Goal of the exercise — All entries below need to be written out exactly, but without their pictures.

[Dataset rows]
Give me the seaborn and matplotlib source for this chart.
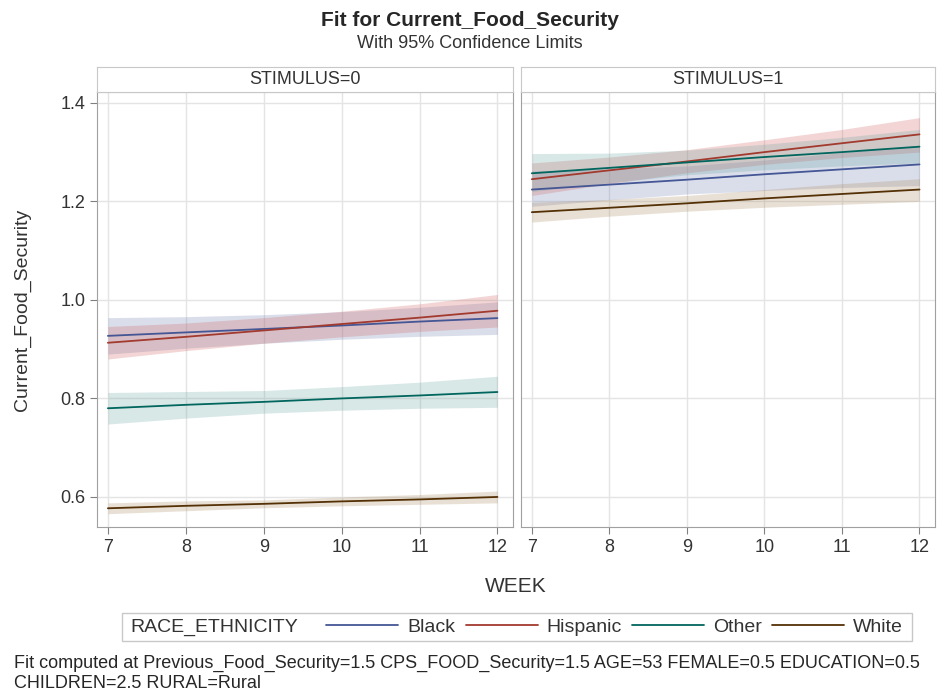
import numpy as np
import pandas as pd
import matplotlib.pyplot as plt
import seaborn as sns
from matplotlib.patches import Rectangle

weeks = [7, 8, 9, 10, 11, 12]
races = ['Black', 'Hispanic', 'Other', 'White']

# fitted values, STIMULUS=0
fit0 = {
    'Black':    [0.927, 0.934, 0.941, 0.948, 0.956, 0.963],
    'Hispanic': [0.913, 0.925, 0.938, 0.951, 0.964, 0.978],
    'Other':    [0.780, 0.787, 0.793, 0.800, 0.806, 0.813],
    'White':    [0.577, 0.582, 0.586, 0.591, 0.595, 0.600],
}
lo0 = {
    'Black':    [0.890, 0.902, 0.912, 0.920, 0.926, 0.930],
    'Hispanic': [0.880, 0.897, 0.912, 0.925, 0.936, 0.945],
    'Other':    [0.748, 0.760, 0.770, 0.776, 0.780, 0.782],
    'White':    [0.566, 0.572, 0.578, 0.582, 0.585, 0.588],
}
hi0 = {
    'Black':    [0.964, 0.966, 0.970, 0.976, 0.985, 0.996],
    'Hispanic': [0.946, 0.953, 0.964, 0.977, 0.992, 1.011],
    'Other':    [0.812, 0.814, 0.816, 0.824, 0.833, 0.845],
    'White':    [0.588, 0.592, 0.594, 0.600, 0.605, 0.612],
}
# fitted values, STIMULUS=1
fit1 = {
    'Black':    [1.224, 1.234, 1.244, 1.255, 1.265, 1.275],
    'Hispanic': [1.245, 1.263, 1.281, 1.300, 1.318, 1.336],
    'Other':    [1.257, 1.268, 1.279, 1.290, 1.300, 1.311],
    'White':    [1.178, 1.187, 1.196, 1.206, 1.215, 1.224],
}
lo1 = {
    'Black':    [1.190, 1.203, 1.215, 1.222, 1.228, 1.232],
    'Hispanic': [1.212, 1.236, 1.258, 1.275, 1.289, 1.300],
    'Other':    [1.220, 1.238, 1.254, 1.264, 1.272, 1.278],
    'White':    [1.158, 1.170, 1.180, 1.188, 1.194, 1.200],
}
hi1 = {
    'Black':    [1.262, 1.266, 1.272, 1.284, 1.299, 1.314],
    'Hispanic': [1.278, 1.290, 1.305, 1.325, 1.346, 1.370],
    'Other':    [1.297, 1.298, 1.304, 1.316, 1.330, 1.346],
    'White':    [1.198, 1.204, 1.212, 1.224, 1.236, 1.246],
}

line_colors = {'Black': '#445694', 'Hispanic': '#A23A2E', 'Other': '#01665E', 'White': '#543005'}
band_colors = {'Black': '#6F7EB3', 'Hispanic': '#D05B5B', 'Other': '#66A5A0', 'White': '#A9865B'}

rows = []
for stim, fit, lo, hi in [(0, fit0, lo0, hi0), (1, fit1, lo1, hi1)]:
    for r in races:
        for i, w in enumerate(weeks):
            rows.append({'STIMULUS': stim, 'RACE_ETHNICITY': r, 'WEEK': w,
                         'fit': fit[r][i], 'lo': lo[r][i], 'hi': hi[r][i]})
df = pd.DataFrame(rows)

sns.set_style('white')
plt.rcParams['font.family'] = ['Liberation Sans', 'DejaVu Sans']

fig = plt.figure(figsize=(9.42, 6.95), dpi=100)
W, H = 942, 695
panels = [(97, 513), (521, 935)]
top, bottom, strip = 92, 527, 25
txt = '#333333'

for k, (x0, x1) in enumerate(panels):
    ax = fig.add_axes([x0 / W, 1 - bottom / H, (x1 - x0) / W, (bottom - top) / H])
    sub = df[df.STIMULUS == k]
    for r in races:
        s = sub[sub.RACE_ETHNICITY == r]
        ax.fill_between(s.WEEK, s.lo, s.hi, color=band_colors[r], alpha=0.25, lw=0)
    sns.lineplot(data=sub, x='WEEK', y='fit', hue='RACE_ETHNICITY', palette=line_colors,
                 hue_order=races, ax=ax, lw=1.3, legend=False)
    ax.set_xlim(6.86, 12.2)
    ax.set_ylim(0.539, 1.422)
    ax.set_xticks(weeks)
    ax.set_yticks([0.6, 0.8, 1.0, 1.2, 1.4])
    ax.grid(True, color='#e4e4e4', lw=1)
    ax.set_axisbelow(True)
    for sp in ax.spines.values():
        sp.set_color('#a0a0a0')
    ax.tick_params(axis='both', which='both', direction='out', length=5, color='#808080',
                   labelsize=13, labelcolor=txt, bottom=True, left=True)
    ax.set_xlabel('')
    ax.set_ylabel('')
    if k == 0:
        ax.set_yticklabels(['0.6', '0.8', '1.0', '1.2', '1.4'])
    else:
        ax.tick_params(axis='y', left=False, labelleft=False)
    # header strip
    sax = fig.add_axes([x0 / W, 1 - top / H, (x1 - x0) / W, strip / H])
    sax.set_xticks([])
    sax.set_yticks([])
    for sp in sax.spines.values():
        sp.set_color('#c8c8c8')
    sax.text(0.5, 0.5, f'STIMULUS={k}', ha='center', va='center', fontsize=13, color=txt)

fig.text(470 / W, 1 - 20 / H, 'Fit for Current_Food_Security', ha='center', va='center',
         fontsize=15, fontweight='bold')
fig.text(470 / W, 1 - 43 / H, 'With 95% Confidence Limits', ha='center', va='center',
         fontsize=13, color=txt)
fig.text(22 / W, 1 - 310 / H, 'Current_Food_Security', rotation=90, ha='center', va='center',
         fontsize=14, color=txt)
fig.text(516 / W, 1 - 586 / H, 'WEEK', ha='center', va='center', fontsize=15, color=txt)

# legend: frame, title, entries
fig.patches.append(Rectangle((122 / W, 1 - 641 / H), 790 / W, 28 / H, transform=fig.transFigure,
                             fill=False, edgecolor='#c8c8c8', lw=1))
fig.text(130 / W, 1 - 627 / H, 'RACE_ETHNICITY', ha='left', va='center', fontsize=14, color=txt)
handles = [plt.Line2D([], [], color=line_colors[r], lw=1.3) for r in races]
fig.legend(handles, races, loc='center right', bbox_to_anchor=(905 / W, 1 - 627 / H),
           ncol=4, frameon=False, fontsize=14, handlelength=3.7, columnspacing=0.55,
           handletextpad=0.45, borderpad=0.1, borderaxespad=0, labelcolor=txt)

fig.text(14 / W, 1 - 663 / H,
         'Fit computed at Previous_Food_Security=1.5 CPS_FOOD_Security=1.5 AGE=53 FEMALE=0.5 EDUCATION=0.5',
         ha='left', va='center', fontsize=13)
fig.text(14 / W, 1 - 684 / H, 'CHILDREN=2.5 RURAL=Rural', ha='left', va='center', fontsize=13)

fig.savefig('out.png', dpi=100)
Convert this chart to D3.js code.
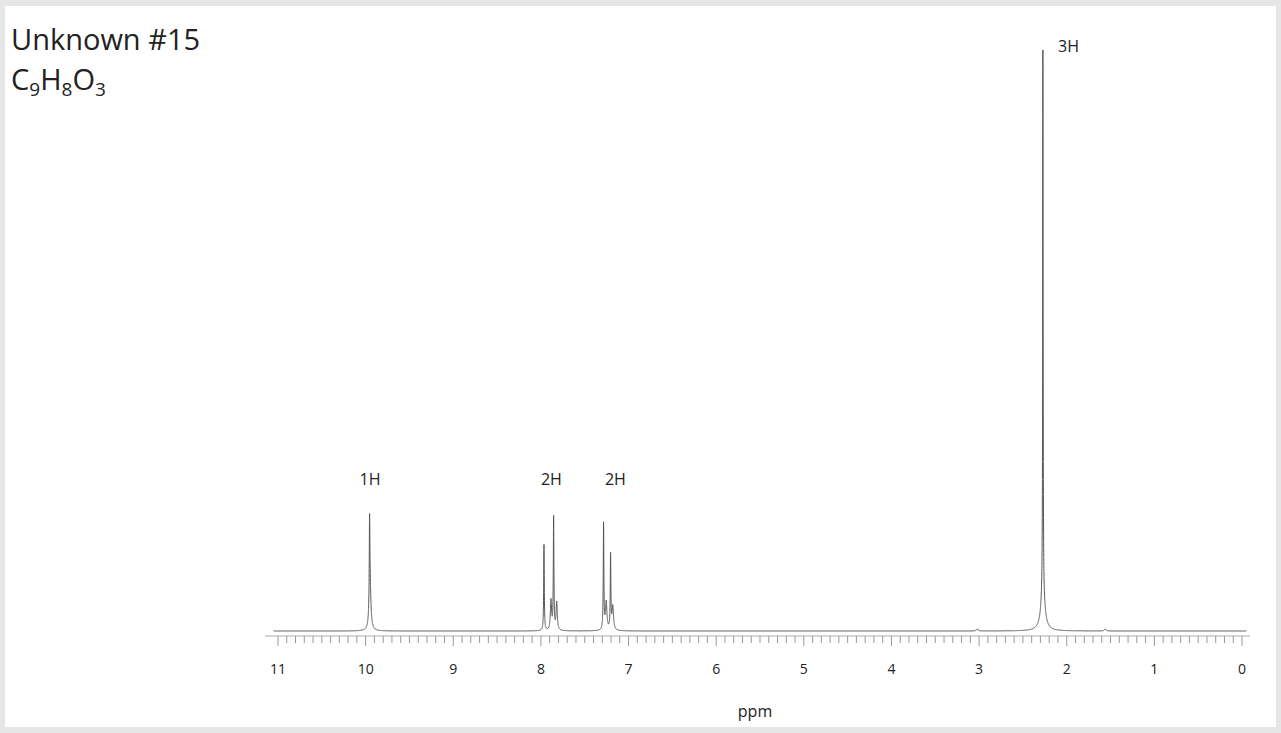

Written response —
Give me the seaborn and matplotlib source for this chart.
import numpy as np
import pandas as pd
import matplotlib.pyplot as plt
import seaborn as sns
from matplotlib.patches import Rectangle

weeks = [7, 8, 9, 10, 11, 12]
races = ['Black', 'Hispanic', 'Other', 'White']

# fitted values, STIMULUS=0
fit0 = {
    'Black':    [0.927, 0.934, 0.941, 0.948, 0.956, 0.963],
    'Hispanic': [0.913, 0.925, 0.938, 0.951, 0.964, 0.978],
    'Other':    [0.780, 0.787, 0.793, 0.800, 0.806, 0.813],
    'White':    [0.577, 0.582, 0.586, 0.591, 0.595, 0.600],
}
lo0 = {
    'Black':    [0.890, 0.902, 0.912, 0.920, 0.926, 0.930],
    'Hispanic': [0.880, 0.897, 0.912, 0.925, 0.936, 0.945],
    'Other':    [0.748, 0.760, 0.770, 0.776, 0.780, 0.782],
    'White':    [0.566, 0.572, 0.578, 0.582, 0.585, 0.588],
}
hi0 = {
    'Black':    [0.964, 0.966, 0.970, 0.976, 0.985, 0.996],
    'Hispanic': [0.946, 0.953, 0.964, 0.977, 0.992, 1.011],
    'Other':    [0.812, 0.814, 0.816, 0.824, 0.833, 0.845],
    'White':    [0.588, 0.592, 0.594, 0.600, 0.605, 0.612],
}
# fitted values, STIMULUS=1
fit1 = {
    'Black':    [1.224, 1.234, 1.244, 1.255, 1.265, 1.275],
    'Hispanic': [1.245, 1.263, 1.281, 1.300, 1.318, 1.336],
    'Other':    [1.257, 1.268, 1.279, 1.290, 1.300, 1.311],
    'White':    [1.178, 1.187, 1.196, 1.206, 1.215, 1.224],
}
lo1 = {
    'Black':    [1.190, 1.203, 1.215, 1.222, 1.228, 1.232],
    'Hispanic': [1.212, 1.236, 1.258, 1.275, 1.289, 1.300],
    'Other':    [1.220, 1.238, 1.254, 1.264, 1.272, 1.278],
    'White':    [1.158, 1.170, 1.180, 1.188, 1.194, 1.200],
}
hi1 = {
    'Black':    [1.262, 1.266, 1.272, 1.284, 1.299, 1.314],
    'Hispanic': [1.278, 1.290, 1.305, 1.325, 1.346, 1.370],
    'Other':    [1.297, 1.298, 1.304, 1.316, 1.330, 1.346],
    'White':    [1.198, 1.204, 1.212, 1.224, 1.236, 1.246],
}

line_colors = {'Black': '#445694', 'Hispanic': '#A23A2E', 'Other': '#01665E', 'White': '#543005'}
band_colors = {'Black': '#6F7EB3', 'Hispanic': '#D05B5B', 'Other': '#66A5A0', 'White': '#A9865B'}

rows = []
for stim, fit, lo, hi in [(0, fit0, lo0, hi0), (1, fit1, lo1, hi1)]:
    for r in races:
        for i, w in enumerate(weeks):
            rows.append({'STIMULUS': stim, 'RACE_ETHNICITY': r, 'WEEK': w,
                         'fit': fit[r][i], 'lo': lo[r][i], 'hi': hi[r][i]})
df = pd.DataFrame(rows)

sns.set_style('white')
plt.rcParams['font.family'] = ['Liberation Sans', 'DejaVu Sans']

fig = plt.figure(figsize=(9.42, 6.95), dpi=100)
W, H = 942, 695
panels = [(97, 513), (521, 935)]
top, bottom, strip = 92, 527, 25
txt = '#333333'

for k, (x0, x1) in enumerate(panels):
    ax = fig.add_axes([x0 / W, 1 - bottom / H, (x1 - x0) / W, (bottom - top) / H])
    sub = df[df.STIMULUS == k]
    for r in races:
        s = sub[sub.RACE_ETHNICITY == r]
        ax.fill_between(s.WEEK, s.lo, s.hi, color=band_colors[r], alpha=0.25, lw=0)
    sns.lineplot(data=sub, x='WEEK', y='fit', hue='RACE_ETHNICITY', palette=line_colors,
                 hue_order=races, ax=ax, lw=1.3, legend=False)
    ax.set_xlim(6.86, 12.2)
    ax.set_ylim(0.539, 1.422)
    ax.set_xticks(weeks)
    ax.set_yticks([0.6, 0.8, 1.0, 1.2, 1.4])
    ax.grid(True, color='#e4e4e4', lw=1)
    ax.set_axisbelow(True)
    for sp in ax.spines.values():
        sp.set_color('#a0a0a0')
    ax.tick_params(axis='both', which='both', direction='out', length=5, color='#808080',
                   labelsize=13, labelcolor=txt, bottom=True, left=True)
    ax.set_xlabel('')
    ax.set_ylabel('')
    if k == 0:
        ax.set_yticklabels(['0.6', '0.8', '1.0', '1.2', '1.4'])
    else:
        ax.tick_params(axis='y', left=False, labelleft=False)
    # header strip
    sax = fig.add_axes([x0 / W, 1 - top / H, (x1 - x0) / W, strip / H])
    sax.set_xticks([])
    sax.set_yticks([])
    for sp in sax.spines.values():
        sp.set_color('#c8c8c8')
    sax.text(0.5, 0.5, f'STIMULUS={k}', ha='center', va='center', fontsize=13, color=txt)

fig.text(470 / W, 1 - 20 / H, 'Fit for Current_Food_Security', ha='center', va='center',
         fontsize=15, fontweight='bold')
fig.text(470 / W, 1 - 43 / H, 'With 95% Confidence Limits', ha='center', va='center',
         fontsize=13, color=txt)
fig.text(22 / W, 1 - 310 / H, 'Current_Food_Security', rotation=90, ha='center', va='center',
         fontsize=14, color=txt)
fig.text(516 / W, 1 - 586 / H, 'WEEK', ha='center', va='center', fontsize=15, color=txt)

# legend: frame, title, entries
fig.patches.append(Rectangle((122 / W, 1 - 641 / H), 790 / W, 28 / H, transform=fig.transFigure,
                             fill=False, edgecolor='#c8c8c8', lw=1))
fig.text(130 / W, 1 - 627 / H, 'RACE_ETHNICITY', ha='left', va='center', fontsize=14, color=txt)
handles = [plt.Line2D([], [], color=line_colors[r], lw=1.3) for r in races]
fig.legend(handles, races, loc='center right', bbox_to_anchor=(905 / W, 1 - 627 / H),
           ncol=4, frameon=False, fontsize=14, handlelength=3.7, columnspacing=0.55,
           handletextpad=0.45, borderpad=0.1, borderaxespad=0, labelcolor=txt)

fig.text(14 / W, 1 - 663 / H,
         'Fit computed at Previous_Food_Security=1.5 CPS_FOOD_Security=1.5 AGE=53 FEMALE=0.5 EDUCATION=0.5',
         ha='left', va='center', fontsize=13)
fig.text(14 / W, 1 - 684 / H, 'CHILDREN=2.5 RURAL=Rural', ha='left', va='center', fontsize=13)

fig.savefig('out.png', dpi=100)
Convert this chart to D3.js code.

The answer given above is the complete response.